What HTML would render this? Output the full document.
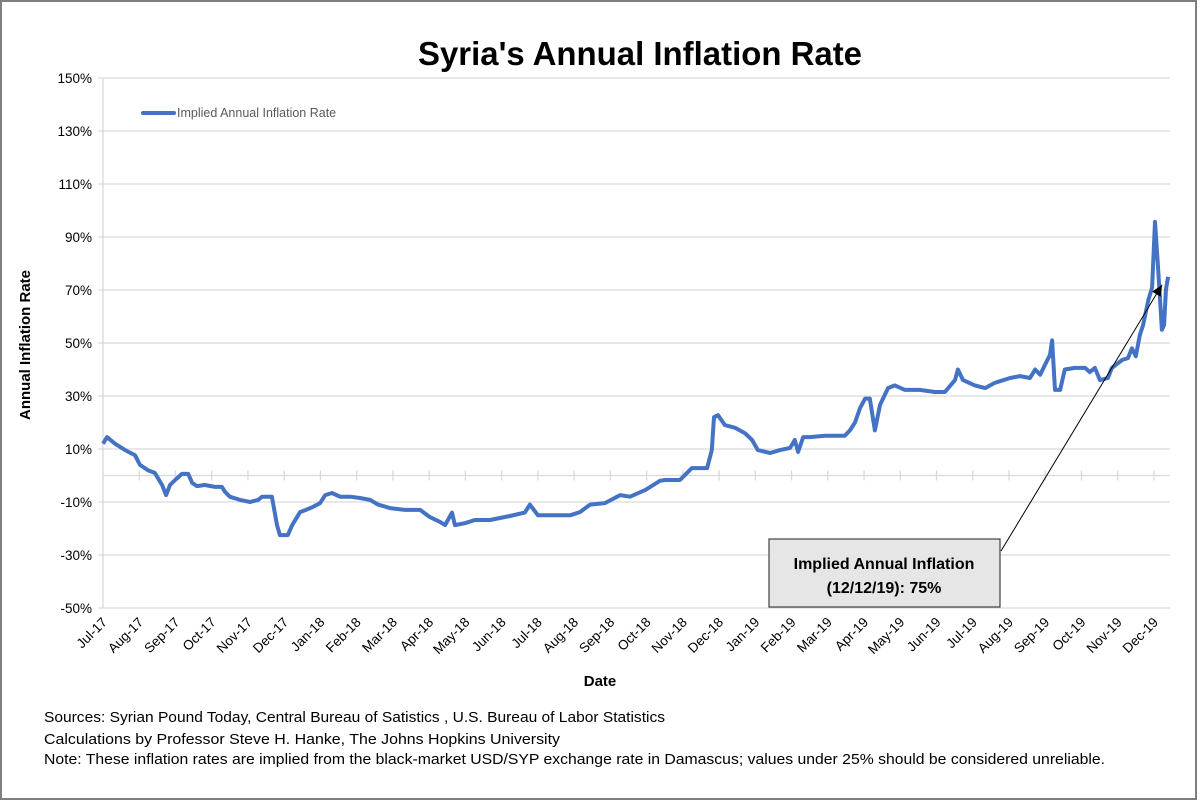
<!DOCTYPE html>
<html><head><meta charset="utf-8"><style>
body{margin:0;background:#fff}
#wrap{position:relative;width:1200px;height:800px;overflow:hidden;font-family:"Liberation Sans",sans-serif}
</style></head><body>
<div id="wrap">
<svg id="chart" width="1200" height="800">
<rect x="1" y="1" width="1195" height="798" fill="#fff" stroke="#7f7f7f" stroke-width="2"/>
<text x="640" y="65" text-anchor="middle" font-size="33" font-weight="bold" fill="#000" textLength="444" lengthAdjust="spacingAndGlyphs">Syria's Annual Inflation Rate</text>
<g id="grid"></g><g id="axes"></g>
<g>
<line x1="143" y1="113" x2="174" y2="113" stroke="#4472C4" stroke-width="4" stroke-linecap="round"/>
<text x="177" y="117" font-size="12.5" fill="#595959">Implied Annual Inflation Rate</text>
</g>
<path id="series" fill="none" stroke="#4472C4" stroke-width="4" stroke-linejoin="round"/>
<text transform="translate(30,345) rotate(-90)" text-anchor="middle" font-size="15" font-weight="bold">Annual Inflation Rate</text>
<text x="600" y="686" text-anchor="middle" font-size="15" font-weight="bold">Date</text>
<g id="annot">
<rect x="769" y="539" width="231" height="68" fill="#e7e6e6" stroke="#404040" stroke-width="1.2"/>
<text x="884" y="569" text-anchor="middle" font-size="16" font-weight="bold">Implied Annual Inflation</text>
<text x="884" y="593" text-anchor="middle" font-size="16" font-weight="bold">(12/12/19): 75%</text>
</g>
<line id="arrow" stroke="#000" stroke-width="1"/>
<polygon id="arrowhead" fill="#000"/>
<g font-size="15" fill="#000">
<text x="44" y="722" textLength="621" lengthAdjust="spacingAndGlyphs">Sources: Syrian Pound Today, Central Bureau of Satistics , U.S. Bureau of Labor Statistics</text>
<text x="44" y="744" textLength="516" lengthAdjust="spacingAndGlyphs">Calculations by Professor Steve H. Hanke, The Johns Hopkins University</text>
<text x="44" y="764" textLength="1061" lengthAdjust="spacingAndGlyphs">Note: These inflation rates are implied from the black-market USD/SYP exchange rate in Damascus; values under 25% should be considered unreliable.</text>
</g>
</svg>
</div>
<script>
const monthLabels=["Jul-17","Aug-17","Sep-17","Oct-17","Nov-17","Dec-17","Jan-18","Feb-18","Mar-18","Apr-18","May-18","Jun-18","Jul-18","Aug-18","Sep-18","Oct-18","Nov-18","Dec-18","Jan-19","Feb-19","Mar-19","Apr-19","May-19","Jun-19","Jul-19","Aug-19","Sep-19","Oct-19","Nov-19","Dec-19"];
const yTicks=[150,130,110,90,70,50,30,10,-10,-30,-50];
const monthsSinceJul17=[0,0.11,0.33,0.61,0.88,1.02,1.24,1.43,1.63,1.74,1.85,1.99,2.18,2.35,2.46,2.59,2.81,3.09,3.28,3.37,3.5,3.78,4.06,4.28,4.39,4.66,4.8,4.88,5.1,5.22,5.44,5.6,5.77,5.99,6.13,6.32,6.54,6.82,7.09,7.37,7.59,7.92,8.33,8.75,9.02,9.3,9.44,9.63,9.71,9.99,10.26,10.68,11.23,11.64,11.78,12.0,12.33,12.89,13.16,13.44,13.85,14.27,14.54,14.96,15.37,15.51,15.92,16.25,16.67,16.8,16.86,16.97,17.16,17.44,17.71,17.91,18.07,18.41,18.68,18.96,19.09,19.18,19.32,19.51,19.92,20.47,20.61,20.75,20.89,21.03,21.16,21.3,21.44,21.66,21.85,22.13,22.54,22.96,23.23,23.51,23.59,23.73,24.06,24.34,24.61,25.03,25.3,25.58,25.72,25.86,25.99,26.13,26.19,26.27,26.41,26.54,26.82,27.1,27.23,27.37,27.51,27.73,27.84,28.12,28.28,28.39,28.5,28.61,28.7,28.84,28.95,29.03,29.11,29.17,29.22,29.28,29.33,29.39];
const inflationPct=[12,14.5,12,9.6,7.7,4,2,1,-3.6,-7.4,-3.6,-1.7,0.6,0.6,-2.8,-4,-3.6,-4.3,-4.3,-6.2,-8,-9.2,-10,-9.2,-8,-8,-18.7,-22.5,-22.5,-18.7,-13.8,-13,-12,-10.4,-7.4,-6.6,-8,-8,-8.5,-9.2,-11,-12.3,-13,-13,-15.7,-17.5,-18.7,-14,-18.7,-18,-16.8,-16.8,-15.3,-14,-11,-15,-15,-15,-13.8,-11,-10.4,-7.4,-8,-5.5,-2,-1.7,-1.7,2.8,2.8,9.6,22,22.8,19,18,16,13.4,9.6,8.5,9.6,10.4,13.4,8.9,14.5,14.5,15,15,17,20,25.5,29,29,17,26.6,33,34,32.3,32.3,31.5,31.5,36,40,36,34,33,35,36.8,37.5,36.8,40,38,41.7,45.5,51,32.3,32.3,40,40.6,40.6,39,40.6,36,36.8,40.6,43.6,44.3,48,45,53,56.8,66,71,95.7,79.4,66,55,56.8,70,75];
const X0=103,MW=36.24,Y0=475.5,PY=2.65;
const xs=m=>X0+m*MW, ys=v=>Y0-v*PY;
const NS="http://www.w3.org/2000/svg";
const grid=document.getElementById('grid'),axes=document.getElementById('axes');
function mk(tag,attrs,parent){const e=document.createElementNS(NS,tag);for(const k in attrs)e.setAttribute(k,attrs[k]);parent.appendChild(e);return e;}
yTicks.forEach(v=>{
  const l=mk('line',{x1:98,x2:1170,y1:ys(v),y2:ys(v),stroke:'#d9d9d9','stroke-width':1.3},grid);
  
  
  const t=mk('text',{x:92,y:ys(v)+5,'text-anchor':'end','font-size':13.5,fill:'#000'},axes);
  t.textContent=v+'%';
  
  
});
const zl=mk('line',{x1:103,x2:1170,y1:ys(0),y2:ys(0),stroke:'#d9d9d9','stroke-width':1.3},axes);


const yl=mk('line',{x1:103,x2:103,y1:ys(150),y2:ys(-50),stroke:'#d9d9d9','stroke-width':1.3},axes);


monthLabels.forEach((lab,i)=>{
  const x=xs(i);
  const tk=mk('line',{x1:x,x2:x,y1:ys(0)-5,y2:ys(0)+5,stroke:'#d9d9d9','stroke-width':1.3},axes);
  
  
  const t=mk('text',{transform:`translate(${x+5},${ys(-50)+15}) rotate(-45)`,'text-anchor':'end','font-size':13.5,fill:'#000'},axes);
  t.textContent=lab;
  
  
});
let d='';
monthsSinceJul17.forEach((m,i)=>{d+=(i?'L':'M')+xs(m).toFixed(1)+','+ys(inflationPct[i]).toFixed(1);});
document.getElementById('series').setAttribute('d',d);
const lastM=monthsSinceJul17[monthsSinceJul17.length-1],lastV=inflationPct[inflationPct.length-1];
const ax=xs(lastM)-6,ay=ys(lastV)+8,bx=1001,by=551;
const ar=document.getElementById('arrow');
ar.setAttribute('x1',bx);ar.setAttribute('y1',by);ar.setAttribute('x2',ax);ar.setAttribute('y2',ay);
const ang=Math.atan2(ay-by,ax-bx),L=11,W=5;
const p1=[ax,ay],bxh=ax-L*Math.cos(ang),byh=ay-L*Math.sin(ang);
const p2=[bxh+W*Math.sin(ang),byh-W*Math.cos(ang)],p3=[bxh-W*Math.sin(ang),byh+W*Math.cos(ang)];
document.getElementById('arrowhead').setAttribute('points',[p1,p2,p3].map(p=>p.join(',')).join(' '));
</script>
</body></html>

====================

TASK BRIEF → Write out the listing above exactly as it stands, pictures excluded.

PROBLEM SOLUTION →
What HTML would render this? Output the full document.
<!DOCTYPE html>
<html><head><meta charset="utf-8"><style>
body{margin:0;background:#fff}
#wrap{position:relative;width:1200px;height:800px;overflow:hidden;font-family:"Liberation Sans",sans-serif}
</style></head><body>
<div id="wrap">
<svg id="chart" width="1200" height="800">
<rect x="1" y="1" width="1195" height="798" fill="#fff" stroke="#7f7f7f" stroke-width="2"/>
<text x="640" y="65" text-anchor="middle" font-size="33" font-weight="bold" fill="#000" textLength="444" lengthAdjust="spacingAndGlyphs">Syria's Annual Inflation Rate</text>
<g id="grid"></g><g id="axes"></g>
<g>
<line x1="143" y1="113" x2="174" y2="113" stroke="#4472C4" stroke-width="4" stroke-linecap="round"/>
<text x="177" y="117" font-size="12.5" fill="#595959">Implied Annual Inflation Rate</text>
</g>
<path id="series" fill="none" stroke="#4472C4" stroke-width="4" stroke-linejoin="round"/>
<text transform="translate(30,345) rotate(-90)" text-anchor="middle" font-size="15" font-weight="bold">Annual Inflation Rate</text>
<text x="600" y="686" text-anchor="middle" font-size="15" font-weight="bold">Date</text>
<g id="annot">
<rect x="769" y="539" width="231" height="68" fill="#e7e6e6" stroke="#404040" stroke-width="1.2"/>
<text x="884" y="569" text-anchor="middle" font-size="16" font-weight="bold">Implied Annual Inflation</text>
<text x="884" y="593" text-anchor="middle" font-size="16" font-weight="bold">(12/12/19): 75%</text>
</g>
<line id="arrow" stroke="#000" stroke-width="1"/>
<polygon id="arrowhead" fill="#000"/>
<g font-size="15" fill="#000">
<text x="44" y="722" textLength="621" lengthAdjust="spacingAndGlyphs">Sources: Syrian Pound Today, Central Bureau of Satistics , U.S. Bureau of Labor Statistics</text>
<text x="44" y="744" textLength="516" lengthAdjust="spacingAndGlyphs">Calculations by Professor Steve H. Hanke, The Johns Hopkins University</text>
<text x="44" y="764" textLength="1061" lengthAdjust="spacingAndGlyphs">Note: These inflation rates are implied from the black-market USD/SYP exchange rate in Damascus; values under 25% should be considered unreliable.</text>
</g>
</svg>
</div>
<script>
const monthLabels=["Jul-17","Aug-17","Sep-17","Oct-17","Nov-17","Dec-17","Jan-18","Feb-18","Mar-18","Apr-18","May-18","Jun-18","Jul-18","Aug-18","Sep-18","Oct-18","Nov-18","Dec-18","Jan-19","Feb-19","Mar-19","Apr-19","May-19","Jun-19","Jul-19","Aug-19","Sep-19","Oct-19","Nov-19","Dec-19"];
const yTicks=[150,130,110,90,70,50,30,10,-10,-30,-50];
const monthsSinceJul17=[0,0.11,0.33,0.61,0.88,1.02,1.24,1.43,1.63,1.74,1.85,1.99,2.18,2.35,2.46,2.59,2.81,3.09,3.28,3.37,3.5,3.78,4.06,4.28,4.39,4.66,4.8,4.88,5.1,5.22,5.44,5.6,5.77,5.99,6.13,6.32,6.54,6.82,7.09,7.37,7.59,7.92,8.33,8.75,9.02,9.3,9.44,9.63,9.71,9.99,10.26,10.68,11.23,11.64,11.78,12.0,12.33,12.89,13.16,13.44,13.85,14.27,14.54,14.96,15.37,15.51,15.92,16.25,16.67,16.8,16.86,16.97,17.16,17.44,17.71,17.91,18.07,18.41,18.68,18.96,19.09,19.18,19.32,19.51,19.92,20.47,20.61,20.75,20.89,21.03,21.16,21.3,21.44,21.66,21.85,22.13,22.54,22.96,23.23,23.51,23.59,23.73,24.06,24.34,24.61,25.03,25.3,25.58,25.72,25.86,25.99,26.13,26.19,26.27,26.41,26.54,26.82,27.1,27.23,27.37,27.51,27.73,27.84,28.12,28.28,28.39,28.5,28.61,28.7,28.84,28.95,29.03,29.11,29.17,29.22,29.28,29.33,29.39];
const inflationPct=[12,14.5,12,9.6,7.7,4,2,1,-3.6,-7.4,-3.6,-1.7,0.6,0.6,-2.8,-4,-3.6,-4.3,-4.3,-6.2,-8,-9.2,-10,-9.2,-8,-8,-18.7,-22.5,-22.5,-18.7,-13.8,-13,-12,-10.4,-7.4,-6.6,-8,-8,-8.5,-9.2,-11,-12.3,-13,-13,-15.7,-17.5,-18.7,-14,-18.7,-18,-16.8,-16.8,-15.3,-14,-11,-15,-15,-15,-13.8,-11,-10.4,-7.4,-8,-5.5,-2,-1.7,-1.7,2.8,2.8,9.6,22,22.8,19,18,16,13.4,9.6,8.5,9.6,10.4,13.4,8.9,14.5,14.5,15,15,17,20,25.5,29,29,17,26.6,33,34,32.3,32.3,31.5,31.5,36,40,36,34,33,35,36.8,37.5,36.8,40,38,41.7,45.5,51,32.3,32.3,40,40.6,40.6,39,40.6,36,36.8,40.6,43.6,44.3,48,45,53,56.8,66,71,95.7,79.4,66,55,56.8,70,75];
const X0=103,MW=36.24,Y0=475.5,PY=2.65;
const xs=m=>X0+m*MW, ys=v=>Y0-v*PY;
const NS="http://www.w3.org/2000/svg";
const grid=document.getElementById('grid'),axes=document.getElementById('axes');
function mk(tag,attrs,parent){const e=document.createElementNS(NS,tag);for(const k in attrs)e.setAttribute(k,attrs[k]);parent.appendChild(e);return e;}
yTicks.forEach(v=>{
  const l=mk('line',{x1:98,x2:1170,y1:ys(v),y2:ys(v),stroke:'#d9d9d9','stroke-width':1.3},grid);
  
  
  const t=mk('text',{x:92,y:ys(v)+5,'text-anchor':'end','font-size':13.5,fill:'#000'},axes);
  t.textContent=v+'%';
  
  
});
const zl=mk('line',{x1:103,x2:1170,y1:ys(0),y2:ys(0),stroke:'#d9d9d9','stroke-width':1.3},axes);


const yl=mk('line',{x1:103,x2:103,y1:ys(150),y2:ys(-50),stroke:'#d9d9d9','stroke-width':1.3},axes);


monthLabels.forEach((lab,i)=>{
  const x=xs(i);
  const tk=mk('line',{x1:x,x2:x,y1:ys(0)-5,y2:ys(0)+5,stroke:'#d9d9d9','stroke-width':1.3},axes);
  
  
  const t=mk('text',{transform:`translate(${x+5},${ys(-50)+15}) rotate(-45)`,'text-anchor':'end','font-size':13.5,fill:'#000'},axes);
  t.textContent=lab;
  
  
});
let d='';
monthsSinceJul17.forEach((m,i)=>{d+=(i?'L':'M')+xs(m).toFixed(1)+','+ys(inflationPct[i]).toFixed(1);});
document.getElementById('series').setAttribute('d',d);
const lastM=monthsSinceJul17[monthsSinceJul17.length-1],lastV=inflationPct[inflationPct.length-1];
const ax=xs(lastM)-6,ay=ys(lastV)+8,bx=1001,by=551;
const ar=document.getElementById('arrow');
ar.setAttribute('x1',bx);ar.setAttribute('y1',by);ar.setAttribute('x2',ax);ar.setAttribute('y2',ay);
const ang=Math.atan2(ay-by,ax-bx),L=11,W=5;
const p1=[ax,ay],bxh=ax-L*Math.cos(ang),byh=ay-L*Math.sin(ang);
const p2=[bxh+W*Math.sin(ang),byh-W*Math.cos(ang)],p3=[bxh-W*Math.sin(ang),byh+W*Math.cos(ang)];
document.getElementById('arrowhead').setAttribute('points',[p1,p2,p3].map(p=>p.join(',')).join(' '));
</script>
</body></html>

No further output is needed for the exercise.